7. What's Best Next by Matt Perman. I probably would not have chosen this book if it was not included as a selection from a blogger review program I am a part of, but seeing it there, I thought I might as well give it a try. I was not disappointed. I went in wondering how someone could apply the gospel to issues of productivity and I came away with my eyes opened wide. There is so much meat in this book that I will likely have to revisit it a few times to a get a fuller sense of what Perman has to say. 

8. Messy Spirituality by Mike Yaconelli. I heard about this book from my friend Mark.  In my review, I wrote, "Messy Spirituality is not a book for those who have it together in their spiritual lives. It is not for those who are pretty good at Christianity. It is not for straight-laced, well-behaved people who like their Christianity easily definable and controllable. Rather, it is a book for sinners, wretches, and rogues who have no hope apart from Jesus who loves them and lavishes them with grace." This book will likely leave some of you feeling uncomfortable in the same way that Brennan Manning leaves you feeling that way. 

9. Delighting in the Trinity by Michael Reeves. This year, I read a handful of books about the Trinity and this was my favorite of the bunch. Reeve's approach drew me closer to God, which is a great outcome of any book.  If you want to know more about the Trinity this is a great one. 

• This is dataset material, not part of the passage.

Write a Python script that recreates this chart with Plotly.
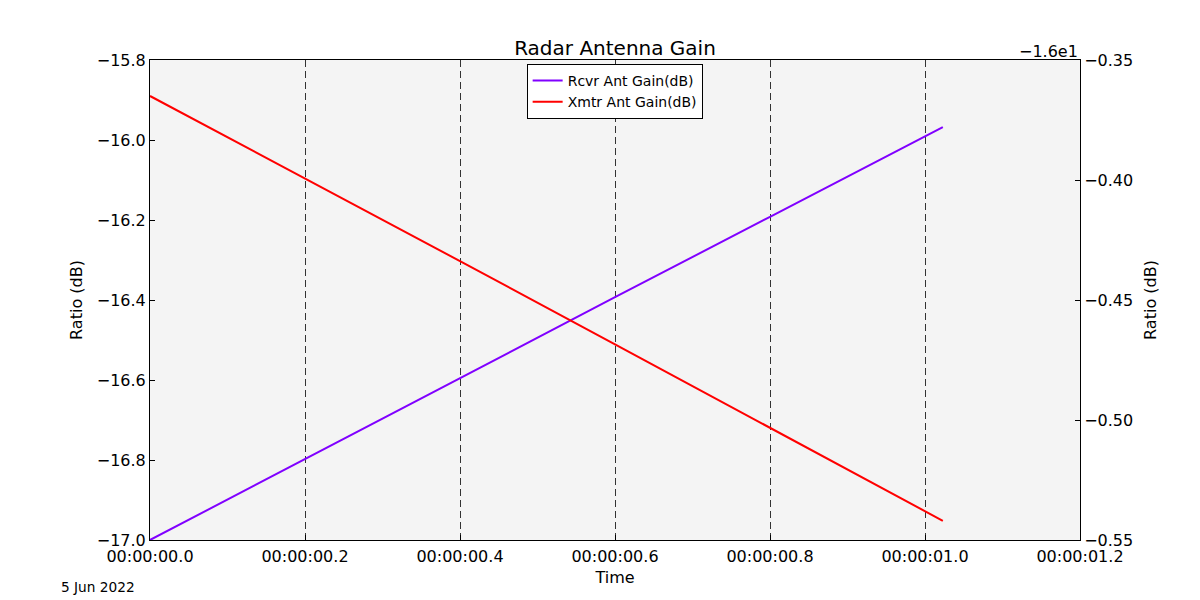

10. Jesus, Continued... by JD Greear. Jesus Continued... is about the Holy Spirit. Evangelicals all too often have a poor pneumatology, or theology of the Spirit. In this book, he writes passionately and in a way that gives glimpses to what we are missing. 

More Honorable Mentions: I read some other excellent books this year. I read through nearly all of Larry Crabb's works this year and their influence upon me is unparalleled. I have some favorites, though I generally like them all quite well. If I would have included him in the above list, he probably would have replaced some of those on the list.  I guess my advice is, read Larry.  There were also several re-reads this year that are perennial favorites of mine: Desiring God by John Piper, Pilgrim's Progress by John Bunyan, True Spirituality and the Mark of the Christian by Francis Schaeffer, Prodigal God and the Freedom of Self Forgetfulness by Tim Keller, and Mere Christianity and the Great Divorce by CS Lewis.

If you are looking for some good reading material, anything from this list would be wonderful. If you want recommendations on a specific theme, just ask!